Carcinoma cells have been described as depositing fibrinogen. Fibrinogen is not converted to fibrin in the tumor stroma. The microenvironment of a tumor is composed of an amalgam of secreted soluble factors, solid material and tumor cells. Secreted soluble factors include chemokines such as CXCR-4 and CXCL-2, matrix altering enzymes such as matrix metalloproteinases (MMPs), protease inhibitors, and growth factors (e.g., vascular endothelial growth factor (VEGF)), all of which are stored in the surrounding ECM and released when required by the tumor cells (via protease-mediated degradation of the ECM). The surrounding ECM itself, which is composed of the interstitial matrix and basement membrane, constitutes the noncellular solid material, which is critical in the anchorage and migration of malignant cancer cells. (Alphonso, et al. (2009), Neoplasia, 11:1264-1271).

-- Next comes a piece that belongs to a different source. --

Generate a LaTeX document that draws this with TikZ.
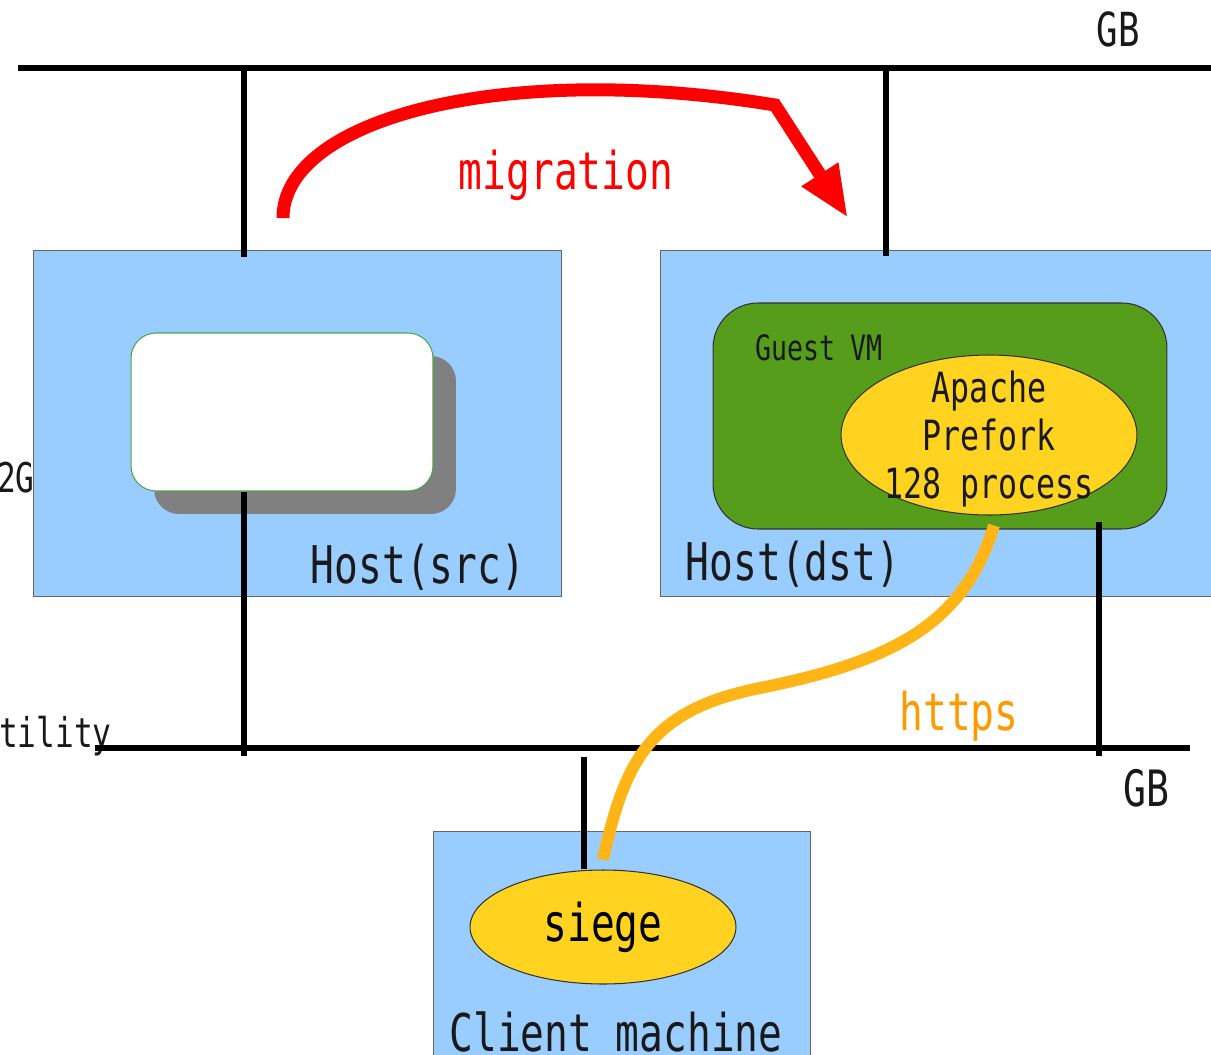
\documentclass[tikz,border=0pt]{standalone}
\usepackage{fontspec}
\newfontfamily\diagfont[FakeStretch=0.76]{DejaVu Sans Mono}
\usepackage{tikz}
\usetikzlibrary{
    positioning, % relative placement
    arrows.meta, % arrow tips
    shapes.geometric, % ellipses
    shadows % drop shadow of the VM box
}
\definecolor{hostblue}{HTML}{99CCFF}
\definecolor{vmgreen}{HTML}{579D1C}
\definecolor{procyellow}{HTML}{FFD320}
\definecolor{linkorange}{HTML}{FFB515}
\definecolor{httpsorange}{HTML}{FF9900}

\begin{document}
\begin{tikzpicture}[
    x=0.02cm, y=-0.02cm,
    host/.style={
        draw=black!60,
        fill=hostblue,
        line width=0.6pt,
        inner sep=0pt
    },
    oldvm/.style={
        draw=green!50!black!70,
        fill=white,
        rounded corners=0.5cm,
        line width=0.6pt,
        inner sep=0pt,
        drop shadow={shadow xshift=0.46cm, shadow yshift=-0.46cm,
            fill=black!50, opacity=1}
    },
    guestvm/.style={
        draw=black!80,
        fill=vmgreen,
        rounded corners=0.9cm,
        line width=0.6pt,
        inner sep=0pt
    },
    proc/.style={
        ellipse,
        draw=black!80,
        fill=procyellow,
        line width=0.6pt,
        inner sep=0pt,
        font=\diagfont\fontsize{29.6}{34}\selectfont
    },
    biglabel/.style={
        text=black!90,
        inner sep=0pt,
        font=\diagfont\fontsize{29.6}{34}\selectfont
    },
    sidelabel/.style={
        text=black!90,
        inner sep=0pt,
        font=\diagfont\fontsize{23.3}{28}\selectfont
    },
    bus/.style={
        line width=3.4pt,
        draw=black
    },
    migrate/.style={
        -{Triangle[length=1.04cm, width=0.8cm]},
        line width=7.4pt,
        draw=red
    },
    request/.style={
        line width=6.8pt,
        draw=linkorange
    }
]
\useasboundingbox (0,0) rectangle (1211,1055);

% Hosts
\node[host, minimum width=10.58cm, minimum height=6.94cm] (hostsrc) at (297.5,423.5) {};
\node[host, minimum width=11.6cm, minimum height=6.94cm] (hostdst) at (950,423.5) {};
\node[host, minimum width=7.56cm, minimum height=4.9cm] (client) at (622,954) {};

% VM before and after the move
\node[oldvm, minimum width=6.04cm, minimum height=3.16cm] (srcvm) at (282,412) {};
\node[guestvm, minimum width=9.08cm, minimum height=4.52cm] (dstvm) at (940,416) {};

% Processes
\node[proc, minimum width=5.92cm, minimum height=3.2cm] (apache) at (989,435) {};
\node[biglabel, align=center, font=\diagfont\fontsize{23.7}{27.3}\selectfont]
    (apachetxt) at ([yshift=-0.08cm]apache.center) {Apache\\Prefork\\128 process};
\node[proc, minimum width=5.32cm, minimum height=2.28cm] (siege) at (603,927) {siege};

% Labels
\node[biglabel, anchor=base] (srclabel) at (418,583) {Host(src)};
\node[biglabel, anchor=base] (dstlabel) at (793,580) {Host(dst)};
\node[biglabel, anchor=base] (clientlabel) at (616,1051) {Client machine};
\node[biglabel, anchor=base, font=\diagfont\fontsize{19.9}{24}\selectfont]
    (guestlabel) at (819,360) {Guest VM};
\node[biglabel, anchor=base, text=red] (miglabel) at (566,189) {migration};
\node[biglabel, anchor=base, text=httpsorange] (httpslabel) at (959,730) {https};
\node[biglabel, anchor=base, font=\diagfont\fontsize{26.7}{30}\selectfont]
    (topgb) at (1118,46) {GB};
\node[biglabel, anchor=base, font=\diagfont\fontsize{28.5}{32}\selectfont]
    (botgb) at (1146,806) {GB};
\node[sidelabel, anchor=base east] (sidea) at (35,492) {2G};
\node[sidelabel, anchor=base east] (sideb) at (112,747) {tility};

% Network
\coordinate (topbusL) at (18,68);
\coordinate (topbusR) at (1240,68);
\coordinate (botbusL) at (95,748);
\coordinate (botbusR) at (1190,748);
\coordinate (srctap) at (244,68);
\coordinate (dsttap) at (886,68);
\coordinate (dstdown) at (1099,522);
\coordinate (clienttap) at (584,757);

\draw[bus] (topbusL) -- (topbusR);
\draw[bus] (botbusL) -- (botbusR);
\draw[bus] (srctap) -- ([yshift=-0.14cm]srctap |- hostsrc.north);
\draw[bus] (dsttap) -- ([yshift=-0.12cm]dsttap |- hostdst.north);
\draw[bus] (srctap |- srcvm.south) -- ([yshift=-0.16cm]srctap |- botbusL);
\draw[bus] (dstdown) -- ([yshift=-0.16cm]dstdown |- botbusL);
\draw[bus] (clienttap) -- (clienttap |- siege.north);

% Migration
\coordinate (migstart) at (283,218);
\coordinate (migbend) at (775,105);
\coordinate (migend) at (848,218);
\draw[migrate, line join=miter]
(migstart) .. controls (283,120) and (500,60) .. (migbend) -- (migend);

% Requests
\draw[request]
([yshift=0.2cm]siege.north) .. controls (625,760) and (650,710) .. (760,688)
.. controls (900,660) and (965,620) .. ([xshift=0.1cm, yshift=-0.2cm]apache.south);

\end{tikzpicture}
\end{document}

Cancer cells have been described as producing proteases (e.g., matrix metalloproteases, elastase, cathepsin-L) that remodel the ECM associated with a tumor. (Sund, et al., (2009), Cancer Metastasis Rev., 28:177-183). This remodeling leads to the release of substances sequestered in the ECM, as well as bioactive cleavage fragments from ECM proteins, such as collagen and proteoglycans. Sequestered substances which may be released into the tumor ECM include VEGF, which further influences tumor progression. Cancer cells also interact with the microenvironment through the release of soluble factors and through cell-matrix interactions. Examples of secretions or by-products include cadhereins, integrins, cytokines (IL-1, IL-6, IL-8, TNF-α, PDGF, EGF and TGF-β). Additional secreted molecules include endothelins, plasmin and uPA. (Zigrino, et al. (2005), Biochimie, 87:321-328).

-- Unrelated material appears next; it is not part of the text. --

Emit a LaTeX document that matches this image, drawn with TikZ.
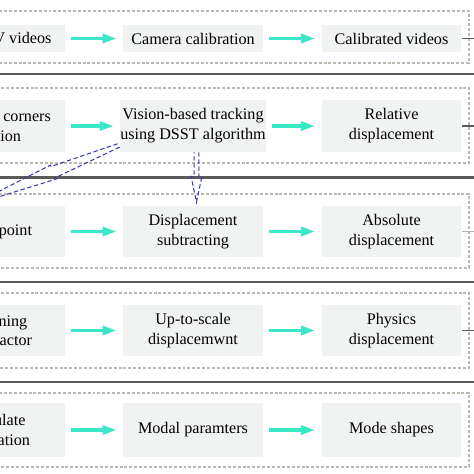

Human breast cancer cells are shown to synthesize, secrete and deposit fibrinogen into the ECM. (Rybarczyk, et al. (2000), Cancer Res., 60: 2033-2039). Prostate cancer cells, in particular, have been reported to secrete bFGF, PDGF and TNF-α. (Kaminski, et al. (2006), Expert Opin. Ther. Targets, 14, 77-94). These and other products synthesized by various types of cancer cells have been described to contribute to the growth/spreading of cancer cells. However, it remains unknown whether tumor/cancer cell secretions and/or by-products demonstrate any anti-tumor and/or anti-cancer activities.
A need continues to exist in the medical arts for improved anti-cancer/anti-tumor preparations. In particular, improved preparations that are essentially cell free (acellular) that posses a tumor and/or cancer inhibiting activity continue to be pursued in the quest for improved anti-cancer and anti-tumor pharmaceuticals and vaccines. Improved tools for treatment and containment of cancer and tumor growth remain to be developed, and present the promise of a new generation of vaccines.